Is a Pay Stub a Valid Proof of Address?

Is your pay stub valid proof of address? Learn which documents are widely accepted for residency verification and why.

Proof of address is frequently required for various situations, such as opening new bank accounts, applying for loans, or interacting with government agencies. This documentation helps institutions confirm an individual’s residency, which is important for security, fraud prevention, and ensuring reliable communication and the integrity of transactions.

Understanding Proof of Address

Proof of address refers to a document that officially confirms an individual’s current residential location. The primary purpose of this documentation is to verify identity, prevent fraudulent activities, and comply with regulations like Know Your Customer (KYC) and Anti-Money Laundering (AML) laws. Valid proof of address typically includes the individual’s full name and current residential address, must be issued by a recognized authority, and should be recent.

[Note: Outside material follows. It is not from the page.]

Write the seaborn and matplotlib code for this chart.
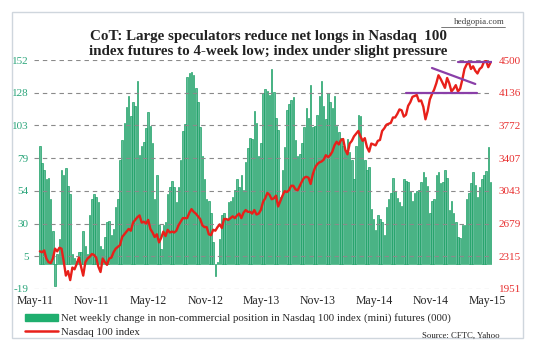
import numpy as np
import pandas as pd
import seaborn as sns
import matplotlib
matplotlib.use("Agg")
import matplotlib.pyplot as plt
import matplotlib.dates as mdates
from matplotlib.patches import Rectangle, Patch
from matplotlib.lines import Line2D

# weekly net change in non-commercial position (000), May-2011 .. May-2015
net_2011_12 = [88, 75, 70, 63, 64, 48, 24, -17, 7, 18, 70, 66, 71, 58, 52, 7, 4, 2, 9, 9,
               24, 13, 7, 36, 48, 52, 50, 46, 13, 11, 20, 31, 32, 21, 26, 42, 48, 77, 92, 105,
               117, 125, 110, 121, 118, 136, 81, 88, 91, 101, 113, 103, 90, 48, 66, 29, 11, 29,
               31, 52, 57, 62, 57, 46, 57, 77, 99, 104]
net_2012_14 = [139, 142, 143, 141, 131, 121, 102, 80, 63, 48, 47, 38, 16, -9, 1, 18, 36, 38,
               33, 46, 47, 50, 55, 63, 57, 66, 55, 76, 86, 94, 93, 114, 105, 80, 90, 127, 130,
               129, 126, 145, 128, 109, 100, 50, 70, 87, 115, 119, 122, 124, 92, 80, 82, 90,
               102, 116, 109, 133, 102, 103, 111, 125, 136, 118, 108, 127, 121, 116, 125, 103]
net_2014_15 = [98, 94, 88, 85, 93, 83, 77, 63, 88, 111, 110, 92, 77, 70, 72, 41, 33, 25, 36,
               33, 31, 21, 42, 48, 53, 64, 54, 49, 46, 43, 63, 62, 61, 54, 47, 53, 54, 55, 61,
               68, 65, 58, 38, 47, 48, 66, 68, 60, 61, 70, 64, 40, 47, 38, 31, 20, 19, 29, 29,
               48, 53, 60, 68, 59, 50, 57, 63, 66, 69, 87, 61]
net_change = net_2011_12 + net_2012_14 + net_2014_15

# Nasdaq 100 weekly close
ndx_2011 = [2370, 2360, 2380, 2290, 2250, 2240, 2290, 2400, 2370, 2410, 2400, 2260, 2100,
            2150, 2050, 2190, 2170, 2230, 2300, 2200, 2100, 2250, 2290, 2310, 2340, 2330,
            2300, 2200, 2140, 2290, 2250, 2220, 2290]
ndx_2012 = [2300, 2360, 2400, 2420, 2440, 2530, 2560, 2590, 2620, 2600, 2690, 2720, 2750,
            2770, 2690, 2700, 2680, 2720, 2620, 2580, 2530, 2560, 2470, 2520, 2590, 2540,
            2610, 2580, 2590, 2580, 2600, 2660, 2700, 2740, 2740, 2740, 2800, 2840, 2810,
            2790, 2760, 2730, 2660, 2640, 2640, 2560, 2550, 2610, 2600, 2640, 2670, 2630]
ndx_2013 = [2730, 2730, 2720, 2740, 2760, 2740, 2770, 2790, 2740, 2800, 2830, 2810, 2810,
            2790, 2830, 2780, 2790, 2830, 2920, 2960, 3020, 3000, 2950, 2960, 2990, 2870,
            2930, 2990, 3040, 3030, 3050, 3100, 3100, 3060, 3050, 3100, 3150, 3190, 3200,
            3190, 3120, 3230, 3300, 3340, 3360, 3370, 3390, 3440, 3420, 3440, 3480, 3550, 3590]
ndx_2014 = [3560, 3610, 3620, 3500, 3450, 3570, 3600, 3650, 3680, 3710, 3650, 3600, 3630,
            3530, 3480, 3570, 3560, 3550, 3600, 3610, 3710, 3740, 3780, 3790, 3800, 3860,
            3860, 3900, 3950, 3940, 3870, 3890, 3990, 4030, 4090, 4100, 4110, 4040, 4050,
            3980, 3840, 3930, 4060, 4120, 4170, 4240, 4330, 4290, 4240, 4190, 4300, 4240]
ndx_2015 = [4150, 4180, 4220, 4150, 4180, 4280, 4400, 4450, 4480, 4400, 4430, 4380, 4350,
            4400, 4420, 4480, 4490, 4420, 4470]
ndx = ndx_2011 + ndx_2012 + ndx_2013 + ndx_2014 + ndx_2015

weeks = pd.date_range(end="2015-05-12", periods=len(net_change), freq="7D")
df = pd.DataFrame({"week": mdates.date2num(weeks), "net": net_change, "ndx": ndx})

left_ticks = ["-19", "5", "30", "54", "79", "103", "128", "152"]
right_ticks = ["1951", "2315", "2679", "3043", "3407", "3772", "4136", "4500"]

# purple pattern lines drawn on the index
support_x = ["2014-08-12", "2015-03-31"]
support_y = [4136, 4136]
falling_x = ["2014-11-04", "2015-03-24"]
falling_y = [4411, 4233]
top_x = ["2015-01-27", "2015-05-26"]
top_y = [4480, 4480]

sns.set_style("white")
plt.rcParams["font.family"] = ["Liberation Serif", "DejaVu Serif"]

fig = plt.figure(figsize=(5.37, 3.51), dpi=100)
fig.patches.append(Rectangle((12 / 537, 1 - 338 / 351), 511 / 537, 326 / 351,
                             transform=fig.transFigure, fill=False,
                             edgecolor="#cfd6dd", lw=1.0))
ax = fig.add_axes([34 / 537, 1 - 289 / 351, 458 / 537, 229 / 351])

sns.barplot(data=df, x="week", y="net", native_scale=True, width=0.7,
            color="#52cc9b", edgecolor="#0f9a5c", linewidth=0.45, ax=ax)
ax.set_ylim(-19, 152)
ax.set_yticks(np.linspace(-19, 152, 8))
ax.set_yticklabels(left_ticks, color="#2aa57a", fontsize=8)
ax.set_xlim(mdates.date2num(pd.Timestamp("2011-04-28")),
            mdates.date2num(pd.Timestamp("2015-05-17")))
ax.xaxis.set_major_locator(mdates.MonthLocator(bymonth=[5, 11]))
ax.xaxis.set_major_formatter(mdates.DateFormatter("%b-%y"))
ax.tick_params(axis="x", labelsize=8.5, pad=4, length=0)
ax.tick_params(axis="y", pad=4, length=0)
ax.set_xlabel("")
ax.set_ylabel("")
ax.grid(axis="y", linestyle=(0, (4, 3.5)), color="#8a8a8a", lw=0.8)
ax.set_axisbelow(False)
for s in ax.spines.values():
    s.set_visible(False)

ax2 = ax.twinx()
sns.lineplot(data=df, x="week", y="ndx", color="#e8201a", lw=1.7, ax=ax2)
for xs, ys in [(support_x, support_y), (falling_x, falling_y), (top_x, top_y)]:
    sns.lineplot(x=mdates.date2num(pd.to_datetime(xs)), y=ys, color="#8a3fa8",
                 lw=1.6, ax=ax2)
ax2.set_ylim(1951, 4500)
ax2.set_yticks(np.linspace(1951, 4500, 8))
ax2.set_yticklabels(right_ticks, color="#e83030", fontsize=8)
ax2.tick_params(axis="y", pad=5, length=0)
ax2.set_ylabel("")
ax2.set_xlabel("")
ax2.grid(False)
for s in ax2.spines.values():
    s.set_visible(False)

fig.text(0.5, 1 - 44 / 351,
         "CoT: Large speculators reduce net longs in Nasdaq  100\n"
         "index futures to 4-week low; index under slight pressure",
         ha="center", va="center", fontsize=10.8, fontweight="bold",
         linespacing=1.25, color="#222222")
fig.text(505 / 537, 1 - 22 / 351, "hedgopia.com", ha="right", va="center",
         fontsize=6.5, color="#444444")
fig.add_artist(Line2D([441 / 537, 505 / 537], [1 - 27 / 351, 1 - 27 / 351],
                      color="#444444", lw=0.5))

handles = [Patch(facecolor="#1fae6e", edgecolor="#1fae6e"),
           Line2D([], [], color="#e8201a", lw=1.8)]
labels = ["Net weekly change in non-commercial position in Nasdaq 100 index (mini) futures (000)",
          "Nasdaq 100 index"]
fig.legend(handles, labels, loc="upper left", bbox_to_anchor=(20 / 537, 1 - 308 / 351),
           frameon=False, fontsize=7.8, handlelength=3.0, handleheight=0.7,
           labelspacing=0.35, borderpad=0, handletextpad=0.3)
fig.text(500 / 537, 1 - 336 / 351, "Source: CFTC, Yahoo", ha="right", va="center",
         fontsize=6.3, color="#222222")

fig.savefig("out.png", dpi=100)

Pay Stubs as Proof of Address

Pay stubs can sometimes serve as proof of address, but their acceptance is not universal and often depends on the specific institution or purpose. For a pay stub to be considered, it must clearly display the individual’s full name and current residential address, and it should be recent, typically within the last 30 to 90 days. Some entities, such as government agencies or landlords, may accept a pay stub, especially when combined with other forms of identification.

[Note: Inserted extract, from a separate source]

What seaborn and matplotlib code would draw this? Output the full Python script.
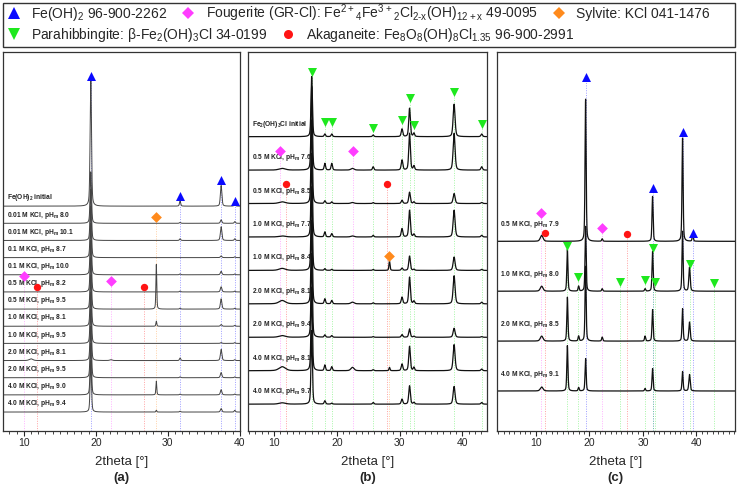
import numpy as np
import pandas as pd
import matplotlib
matplotlib.use("Agg")
import matplotlib.pyplot as plt
from matplotlib.lines import Line2D
from matplotlib.patches import Rectangle
from matplotlib.ticker import MultipleLocator
import seaborn as sns

sns.set_theme(style="ticks")
plt.rcParams["font.family"] = ["Liberation Sans", "DejaVu Sans"]
plt.rcParams["mathtext.default"] = "regular"

# ---- phases: marker, colour, legend text
phase_marker = {"feoh2": "^", "foug": "D", "sylv": "D", "para": "v", "akag": "o"}
phase_color = {"feoh2": "#0a0aff", "foug": "#ff3dff", "sylv": "#ff8a1c",
               "para": "#1ee81e", "akag": "#ff1414"}
phase_size = {"feoh2": 42, "foug": 30, "sylv": 30, "para": 42, "akag": 28}
legend_row1 = [("feoh2", "Fe(OH)$_2$ 96-900-2262"),
               ("foug", "Fougerite (GR-Cl): Fe$^{2+}$$_4$Fe$^{3+}$$_2$Cl$_{2\u2010x}$(OH)$_{12+x}$ 49-0095"),
               ("sylv", "Sylvite: KCl 041-1476")]
legend_row2 = [("para", "Parahibbingite: β-Fe$_2$(OH)$_3$Cl 34-0199"),
               ("akag", "Akaganeite: Fe$_8$O$_8$(OH)$_8$Cl$_{1.35}$ 96-900-2991")]

# ---- panel (a): Fe(OH)2 experiments (traces listed top to bottom)
a_labels = ["Fe(OH)$_2$ initial",
            "0.01 M KCl, pH$_m$ 8.0", "0.01 M KCl, pH$_m$ 10.1",
            "0.1 M KCl, pH$_m$ 8.7", "0.1 M KCl, pH$_m$ 10.0",
            "0.5 M KCl, pH$_m$ 8.2", "0.5 M KCl, pH$_m$ 9.5",
            "1.0 M KCl, pH$_m$ 8.1", "1.0 M KCl, pH$_m$ 9.5",
            "2.0 M KCl, pH$_m$ 8.1", "2.0 M KCl, pH$_m$ 9.5",
            "4.0 M KCl, pH$_m$ 9.0", "4.0 M KCl, pH$_m$ 9.4"]
a_pos = [11.0, 19.3, 22.1, 28.4, 31.7, 37.4, 39.3]
a_width = [0.3, 0.11, 0.2, 0.07, 0.1, 0.12, 0.1]
a_height = [
    [0.0, 7.5, 0.0, 0.0, 0.3, 1.2, 0.15],
    [0.0, 3.0, 0.0, 0.0, 0.05, 0.2, 0.1],
    [0.0, 3.0, 0.0, 0.0, 0.1, 0.8, 0.1],
    [0.0, 3.0, 0.0, 0.0, 0.0, 0.1, 0.05],
    [0.0, 3.0, 0.0, 0.0, 0.05, 0.2, 0.05],
    [0.0, 3.0, 0.0, 0.0, 0.05, 0.3, 0.05],
    [0.0, 3.0, 0.0, 2.6, 0.05, 0.6, 0.05],
    [0.0, 3.0, 0.0, 0.3, 0.0, 0.1, 0.05],
    [0.0, 3.0, 0.0, 0.0, 0.0, 0.05, 0.05],
    [0.1, 3.0, 0.05, 0.0, 0.15, 0.65, 0.05],
    [0.0, 3.0, 0.0, 0.0, 0.05, 0.3, 0.05],
    [0.0, 3.0, 0.0, 0.8, 0.05, 0.3, 0.05],
    [0.0, 3.0, 0.0, 0.1, 0.05, 0.2, 0.1],
]
a_mark_x = [19.3, 31.7, 37.4, 39.3, 28.4, 10.0, 22.1, 11.8, 26.7]
a_mark_y = [19.6, 12.6, 13.5, 12.3, 11.35, 7.9, 7.65, 7.3, 7.3]
a_mark_phase = ["feoh2", "feoh2", "feoh2", "feoh2", "sylv", "foug", "foug", "akag", "akag"]

# ---- panel (b): Fe2(OH)3Cl experiments
b_labels = ["Fe$_2$(OH)$_3$Cl initial",
            "0.5 M KCl, pH$_m$ 7.6", "0.5 M KCl, pH$_m$ 8.5",
            "1.0 M KCl, pH$_m$ 7.7", "1.0 M KCl, pH$_m$ 8.4",
            "2.0 M KCl, pH$_m$ 8.1", "2.0 M KCl, pH$_m$ 9.4",
            "4.0 M KCl, pH$_m$ 8.1", "4.0 M KCl, pH$_m$ 9.7"]
b_pos = [11.3, 16.0, 18.1, 19.2, 22.5, 25.8, 28.4, 30.4, 31.6, 32.3, 38.7, 43.1]
b_width = [0.6, 0.13, 0.13, 0.13, 0.3, 0.13, 0.1, 0.15, 0.15, 0.13, 0.18, 0.15]
b_height = [
    [0.0, 1.8, 0.08, 0.08, 0.0, 0.05, 0.0, 0.23, 0.85, 0.1, 0.97, 0.08],
    [0.05, 2.5, 0.2, 0.2, 0.05, 0.1, 0.0, 0.3, 1.1, 0.12, 1.1, 0.1],
    [0.05, 2.5, 0.08, 0.05, 0.03, 0.03, 0.0, 0.1, 0.34, 0.05, 0.3, 0.03],
    [0.03, 2.5, 0.15, 0.1, 0.03, 0.05, 0.0, 0.25, 0.8, 0.08, 0.8, 0.05],
    [0.06, 2.5, 0.05, 0.03, 0.0, 0.03, 0.28, 0.07, 0.43, 0.03, 0.4, 0.03],
    [0.1, 2.5, 0.15, 0.1, 0.05, 0.03, 0.0, 0.2, 0.8, 0.08, 0.84, 0.05],
    [0.05, 2.5, 0.07, 0.05, 0.0, 0.02, 0.0, 0.08, 0.25, 0.03, 0.27, 0.02],
    [0.12, 2.5, 0.17, 0.12, 0.1, 0.03, 0.1, 0.2, 0.73, 0.1, 0.78, 0.05],
    [0.04, 2.2, 0.1, 0.03, 0.0, 0.05, 0.0, 0.15, 0.55, 0.05, 0.53, 0.05],
]
b_mark_x = [16.0, 18.1, 19.2, 25.8, 30.4, 31.6, 32.3, 38.7, 43.1,
            11.0, 22.6, 11.9, 28.0, 28.4]
b_mark_y = [9.94, 8.45, 8.45, 8.27, 8.5, 9.16, 8.36, 9.33, 8.38,
            7.58, 7.58, 6.58, 6.58, 4.43]
b_mark_phase = ["para"] * 9 + ["foug", "foug", "akag", "akag", "sylv"]

# ---- panel (c): mixed experiments
c_labels = ["0.5 M KCl, pH$_m$ 7.9", "1.0 M KCl, pH$_m$ 8.0",
            "2.0 M KCl, pH$_m$ 8.5", "4.0 M KCl, pH$_m$ 9.1"]
c_pos = [11.1, 15.9, 18.0, 19.3, 22.4, 30.4, 31.8, 37.4, 38.7, 39.3]
c_width = [0.3, 0.12, 0.12, 0.12, 0.12, 0.12, 0.12, 0.12, 0.15, 0.12]
c_height = [
    [0.12, 0.0, 0.0, 2.85, 0.05, 0.0, 0.9, 2.07, 0.0, 0.13],
    [0.1, 0.84, 0.1, 1.3, 0.05, 0.05, 0.8, 1.2, 0.48, 0.0],
    [0.1, 0.88, 0.1, 1.5, 0.08, 0.1, 0.63, 0.65, 0.38, 0.0],
    [0.08, 0.91, 0.07, 0.65, 0.0, 0.05, 0.45, 0.39, 0.33, 0.0],
]
c_mark_x = [19.3, 37.4, 31.8, 39.3, 11.0, 22.4, 11.8, 27.1,
            15.9, 17.9, 25.7, 30.4, 31.8, 32.3, 38.8, 43.2]
c_mark_y = [6.29, 5.19, 4.07, 3.17, 3.56, 3.27, 3.16, 3.15,
            2.91, 2.29, 2.19, 2.23, 2.87, 2.19, 2.55, 2.17]
c_mark_phase = ["feoh2"] * 4 + ["foug", "foug", "akag", "akag"] + ["para"] * 8


def profile(x, pos, width, height):
    y = np.zeros_like(x)
    for p, w, h in zip(pos, width, height):
        lor = 1.0 / (1.0 + ((x - p) / w) ** 2)
        gau = np.exp(-np.log(2) * ((x - p) / w) ** 2)
        y += h * (0.4 * lor + 0.6 * gau)
    return y


def draw_panel(ax, labels, pos, width, heights, mx, my, mph, xlim, ylim,
               tag, line_color, lw, lift):
    n = len(labels)
    x = np.linspace(xlim[0], xlim[1], 4000)
    frames = []
    for i, (lab, h) in enumerate(zip(labels, heights)):
        off = n - 1 - i
        frames.append(pd.DataFrame({"tt": x, "I": off + profile(x, pos, width, h),
                                    "sample": lab}))
    df = pd.concat(frames, ignore_index=True)

    # reference lines from the bottom up to each phase marker
    for xx, yy, ph in zip(mx, my, mph):
        ax.vlines(xx, ylim[0], yy, colors=phase_color[ph], linestyles=(0, (1, 1.5)),
                  lw=0.7, alpha=0.4, zorder=1)

    sns.lineplot(data=df, x="tt", y="I", units="sample", estimator=None, sort=False,
                 color=line_color, lw=lw, ax=ax, legend=False, zorder=2)

    for ph in phase_marker:
        sel = [k for k, p in enumerate(mph) if p == ph]
        if not sel:
            continue
        sns.scatterplot(x=[mx[k] for k in sel], y=[my[k] for k in sel], ax=ax,
                        marker=phase_marker[ph], color=phase_color[ph],
                        s=phase_size[ph], linewidth=0, zorder=4, legend=False)

    for i, lab in enumerate(labels):
        ax.annotate(lab, xy=(0.016, n - 1 - i), xycoords=("axes fraction", "data"),
                    xytext=(0, lift), textcoords="offset points", fontsize=4.8,
                    fontweight="bold", va="bottom", ha="left", color="#222222")

    ax.set_xlim(*xlim)
    ax.set_ylim(*ylim)
    ax.set_yticks([])
    ax.set_ylabel("")
    ax.set_xticks([10, 20, 30, 40])
    ax.xaxis.set_minor_locator(MultipleLocator(1))
    ax.tick_params(axis="x", which="major", direction="out", length=3.5, width=0.8,
                   labelsize=7.5, pad=1.5)
    ax.tick_params(axis="x", which="minor", direction="out", length=2, width=0.6)
    for sp in ax.spines.values():
        sp.set_visible(True)
        sp.set_linewidth(0.9)
        sp.set_color("#333333")
    ax.set_xlabel("2theta [°]", fontsize=9.5)
    ax.xaxis.set_label_coords(0.5, -0.066)
    ax.text(0.5, -0.125, tag, transform=ax.transAxes, ha="center", va="center",
            fontsize=9.5, fontweight="bold")


fig = plt.figure(figsize=(7.38, 4.88), dpi=100)
ax_a = fig.add_axes([0.004, 0.117, 0.321, 0.777])
ax_b = fig.add_axes([0.3365, 0.117, 0.323, 0.777])
ax_c = fig.add_axes([0.673, 0.117, 0.323, 0.777])

draw_panel(ax_a, a_labels, a_pos, a_width, a_height, a_mark_x, a_mark_y, a_mark_phase,
           (7.1, 40.0), (-1.1, 21.0), "(a)", "#444444", 0.7, 2)
draw_panel(ax_b, b_labels, b_pos, b_width, b_height, b_mark_x, b_mark_y, b_mark_phase,
           (5.9, 43.9), (-0.8, 10.54), "(b)", "#111111", 0.9, 5)
draw_panel(ax_c, c_labels, c_pos, c_width, c_height, c_mark_x, c_mark_y, c_mark_phase,
           (2.7, 47.2), (-0.8, 6.8), "(c)", "#111111", 0.9, 8)

# legend box with two rows
fig.patches.append(Rectangle((0.004, 0.9037), 0.992, 0.0902, transform=fig.transFigure,
                             fill=False, edgecolor="#333333", lw=1.0))


def handles(row):
    return [Line2D([], [], ls="none", marker=phase_marker[p], color=phase_color[p],
                   markersize=8 if phase_marker[p] in "^v" else 6.5,
                   markeredgewidth=0, label=t) for p, t in row]


fig.legend(handles=handles(legend_row1), loc="center left", bbox_to_anchor=(0.0095, 0.973),
           ncol=3, frameon=False, fontsize=10, handlelength=1.0, handletextpad=0.75,
           columnspacing=1.0, borderpad=0, borderaxespad=0)
fig.legend(handles=handles(legend_row2), loc="center left", bbox_to_anchor=(0.0095, 0.928),
           ncol=2, frameon=False, fontsize=10, handlelength=1.0, handletextpad=0.75,
           columnspacing=1.0, borderpad=0, borderaxespad=0)

fig.savefig("out.png", dpi=100)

However, many financial institutions and organizations do not accept pay stubs as a primary form of address verification. This reluctance stems from concerns about their authenticity and the ease with which they might be altered. Unlike utility bills or bank statements, pay stubs are not always considered a direct link to a physical utility or property, which makes them less reliable for confirming residency. Therefore, while a pay stub might be accepted in some instances, it is generally not the most preferred or universally recognized document for proof of address.

Commonly Accepted Documents for Proof of Address

A range of documents are widely accepted as reliable proof of address by most institutions. These documents are considered reliable because they are typically issued by third parties and reflect regular billing or financial activity at a specific address. Commonly accepted documents include:

  • Utility bills (electricity, water, gas, or landline phone services), provided they show the individual’s name and address.
  • Bank statements and credit card statements, as they are official correspondence from financial institutions.
  • Government-issued identification like a driver’s license or state ID card, if it contains the current address.
  • Lease agreements or mortgage statements.
  • Official government correspondence, such as tax statements or voter registration cards.

These documents are generally preferred due to their official nature and the difficulty of falsification.

Tips for Providing Proof of Address

When providing proof of address, several practical considerations can help ensure a smooth process:

  • The document must be recent, typically dated within the last 30 to 90 days.
  • The name on the document must exactly match the name on the application or other identification presented.
  • Confirm whether the requesting entity requires original documents or if copies (digital or physical) are acceptable.
  • Have multiple acceptable documents available, as requirements can vary between organizations. For instance, if a utility bill is not in your name, a lease agreement or bank statement might be a suitable alternative.
  • Always verify the specific requirements with the requesting institution beforehand to avoid delays.